Reuters
Mon Jun 8, 2009 4:13pm EDT
By Marc Gunther - Marc Gunther
If nothing else, the Waxman-Markey climate change bill is keeping the think tanks and Washington lobbyists busy. I've been surveying analyses and comment from critics including The Heritage Foundation ("a massive energy tax in disguise that promises job losses, income cuts, and a sharp left turn toward big government"), former Lotus CEO Jim Manzi in The National Review ("a terrible deal for American taxpayers"), the U.S. Chamber of Commerce ("expensive, complicated, regulation-heavy, domestic-only legislation"), The Breakthrough Institute ("may allow American emissions to continue to rise for up to twenty years") as well as Greenpeace ("not strong enough to stop global warming") and Friends of the Earth ("we have serious concerns and misgivings that prevent us from offering our support"). Now we are getting analyses of the analyses, such as the NRDC's Laurie Johnson's persuasive takedown of Heritage's work.
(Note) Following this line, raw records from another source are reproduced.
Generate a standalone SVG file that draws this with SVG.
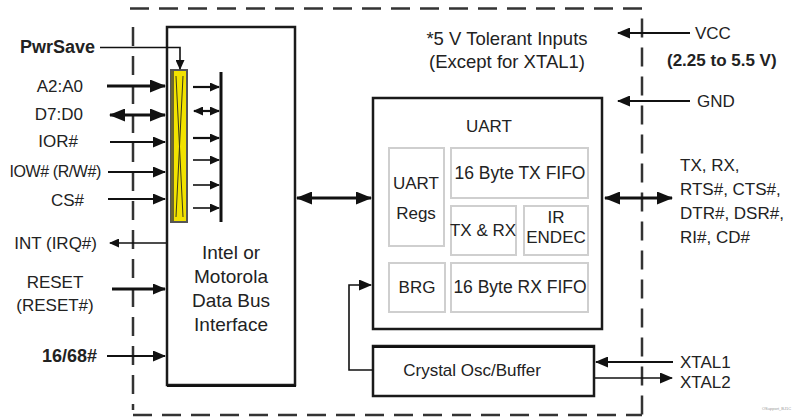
<svg xmlns="http://www.w3.org/2000/svg" width="797" height="418" viewBox="0 0 797 418">
<defs>
<style>
text{font-family:"Liberation Sans",Arial,sans-serif;font-size:17px;fill:#222;}
.b{font-weight:bold;}
.m{text-anchor:middle;}
.e{text-anchor:end;}
.box{fill:#fff;stroke:#1a1a1a;stroke-width:2.5;}
.ibox{fill:#fff;stroke:#cfcfcf;stroke-width:2;}
.dash{fill:none;stroke:#333;stroke-width:2.5;stroke-dasharray:19 10;}
.w1{fill:none;stroke:#111;stroke-width:1.6;}
.w2{fill:none;stroke:#111;stroke-width:2.2;}
.w3{fill:none;stroke:#111;stroke-width:3;}
</style>
<marker id="big" markerUnits="userSpaceOnUse" markerWidth="17" markerHeight="13" refX="15" refY="6.5" orient="auto-start-reverse"><path d="M0,0 L16,6.5 L0,13 z" fill="#111"/></marker>
<marker id="med" markerUnits="userSpaceOnUse" markerWidth="13" markerHeight="11" refX="12" refY="5.5" orient="auto-start-reverse"><path d="M0,0 L13,5.5 L0,11 z" fill="#111"/></marker>
<marker id="sm" markerUnits="userSpaceOnUse" markerWidth="10" markerHeight="9" refX="9" refY="4.5" orient="auto-start-reverse"><path d="M0,0 L10,4.5 L0,9 z" fill="#111"/></marker>
</defs>
<rect width="797" height="418" fill="#fff"/>

<g id="boundary">
<path class="dash" d="M130,8.5 H642 V418"/>
<path class="dash" d="M133,27 V410"/>
<path class="dash" d="M133,415 H642"/>
</g>

<g id="interface">
<rect class="box" x="167" y="27" width="128" height="358"/>
<line x1="167" y1="386" x2="296" y2="386" stroke="#111" stroke-width="2"/>
<text class="m" x="231" y="259" style="font-size:19px">Intel or</text>
<text class="m" x="231" y="283" style="font-size:19px">Motorola</text>
<text class="m" x="231" y="307" style="font-size:19px">Data Bus</text>
<text class="m" x="231" y="331" style="font-size:19px">Interface</text>
</g>

<g id="buffer">
<rect x="171" y="70" width="16" height="152" fill="#f2e200" stroke="#555" stroke-width="2"/>
<rect x="171" y="71" width="3" height="150" fill="#6b6530"/>
<path d="M176,76 L183,217 M183,76 L176,217" stroke="#3a3a1a" stroke-width="1"/>
<line x1="221" y1="72" x2="221" y2="222" stroke="#111" stroke-width="3"/>
</g>

<g id="uart">
<rect class="box" x="373" y="98" width="229" height="231" stroke-width="3"/>
<text class="m" x="489" y="132">UART</text>
</g>
<g id="uart-regs">
<rect class="ibox" x="389" y="148" width="55" height="98"/>
<text class="m" x="416" y="189">UART</text>
<text class="m" x="416" y="219">Regs</text>
</g>
<g id="tx-fifo">
<rect class="ibox" x="451" y="148" width="137" height="50"/>
<text class="m" x="520" y="179" style="font-size:17.5px">16 Byte TX FIFO</text>
</g>
<g id="tx-rx">
<rect class="ibox" x="451" y="206" width="65" height="49"/>
<text class="m" x="483" y="236">TX &amp; RX</text>
</g>
<g id="ir-endec">
<rect class="ibox" x="524" y="206" width="64" height="49"/>
<text class="m" x="556" y="223">IR</text>
<text class="m" x="556" y="243">ENDEC</text>
</g>
<g id="brg">
<rect class="ibox" x="389" y="263" width="56" height="49"/>
<text class="m" x="417" y="293">BRG</text>
</g>
<g id="rx-fifo">
<rect class="ibox" x="451" y="263" width="137" height="49"/>
<text class="m" x="520" y="293" style="font-size:17.5px">16 Byte RX FIFO</text>
</g>

<g id="crystal">
<rect class="box" x="373" y="346" width="221" height="50"/>
<line x1="372" y1="347" x2="595" y2="347" stroke="#111" stroke-width="2"/>
<text class="m" x="472" y="376">Crystal Osc/Buffer</text>
</g>

<g id="connectors">
<path class="w1" d="M100,47.5 H180 V69" marker-end="url(#sm)"/>
<line class="w3" x1="107" y1="86" x2="165" y2="86" marker-end="url(#big)"/>
<line class="w3" x1="110" y1="115" x2="165" y2="115" marker-start="url(#big)" marker-end="url(#big)"/>
<line class="w2" x1="110" y1="142" x2="165" y2="142" marker-end="url(#med)"/>
<line class="w2" x1="108" y1="172" x2="165" y2="172" marker-end="url(#med)"/>
<line class="w2" x1="108" y1="199" x2="165" y2="199" marker-end="url(#med)"/>
<line class="w1" x1="166" y1="243" x2="110" y2="243" marker-end="url(#sm)"/>
<line class="w3" x1="112" y1="289" x2="165" y2="289" marker-end="url(#med)"/>
<line class="w2" x1="107" y1="356" x2="165" y2="356" marker-end="url(#med)"/>

<line class="w2" x1="193" y1="87" x2="219" y2="87" marker-end="url(#sm)"/>
<line class="w2" x1="194" y1="111" x2="219" y2="111" marker-start="url(#sm)" marker-end="url(#sm)"/>
<line class="w2" x1="193" y1="138" x2="219" y2="138" marker-end="url(#sm)"/>
<line class="w1" x1="193" y1="160" x2="219" y2="160" marker-end="url(#sm)"/>
<line class="w1" x1="193" y1="185" x2="219" y2="185" marker-end="url(#sm)"/>
<line class="w1" x1="193" y1="208" x2="219" y2="208" marker-end="url(#sm)"/>

<line class="w3" x1="297" y1="198" x2="371" y2="198" marker-start="url(#big)" marker-end="url(#big)"/>
<line class="w3" x1="605" y1="198" x2="672" y2="198" marker-start="url(#big)" marker-end="url(#big)"/>

<line class="w2" x1="690" y1="33" x2="618" y2="33" marker-end="url(#med)"/>
<line class="w2" x1="690" y1="101" x2="618" y2="101" marker-end="url(#med)"/>

<path class="w1" d="M373,370 H349 V285 H371" marker-end="url(#med)"/>
<line class="w2" x1="673" y1="362" x2="596" y2="362" marker-end="url(#med)"/>
<line class="w1" x1="595" y1="378" x2="672" y2="378" marker-end="url(#med)"/>
</g>

<g id="labels">
<text class="b" x="20" y="53" style="font-size:18px">PwrSave</text>
<text class="e" x="83" y="92">A2:A0</text>
<text class="e" x="83" y="120">D7:D0</text>
<text class="e" x="78" y="147">IOR#</text>
<text class="e" x="101" y="177" style="font-size:16px;letter-spacing:-0.4px">IOW# (R/W#)</text>
<text class="e" x="84" y="206">CS#</text>
<text class="e" x="97" y="249">INT (IRQ#)</text>
<text class="m" x="55" y="288">RESET</text>
<text class="m" x="55" y="311">(RESET#)</text>
<text class="b e" x="97" y="362" style="font-size:18px">16/68#</text>
<text class="m" x="507" y="45" style="font-size:18.5px">*5 V Tolerant Inputs</text>
<text class="m" x="507" y="68" style="font-size:18.5px">(Except for XTAL1)</text>
<text x="695" y="39">VCC</text>
<text class="b" x="667" y="66">(2.25 to 5.5 V)</text>
<text x="697" y="107">GND</text>
<text x="680" y="171">TX, RX,</text>
<text x="680" y="195">RTS#, CTS#,</text>
<text x="680" y="219">DTR#, DSR#,</text>
<text x="680" y="243">RI#, CD#</text>
<text x="680" y="368">XTAL1</text>
<text x="680" y="388">XTAL2</text>
<text x="762" y="410" style="font-size:4px;fill:#999">OSupport_BJ1C</text>
</g>
</svg>
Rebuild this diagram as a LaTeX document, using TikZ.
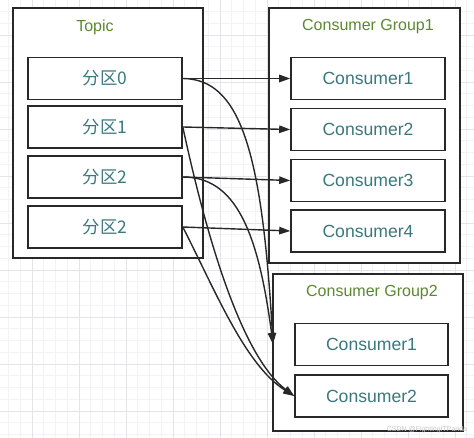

Lest you think that the climate-change bill lacks supporters, Environmental Defense last week released a list of backers that includes a broad swath of corporate America (GE, GM, PG&E, Exelon, Duke Energy, Shell, Starbucks and Nike), labor (the UAW, United Mineworkers, SEIU) and nonprofits (NRDC, Sierra Club, World Wildlife Fund, League of Women Voters, Consumers Union, National Wildlife Federation, etc.)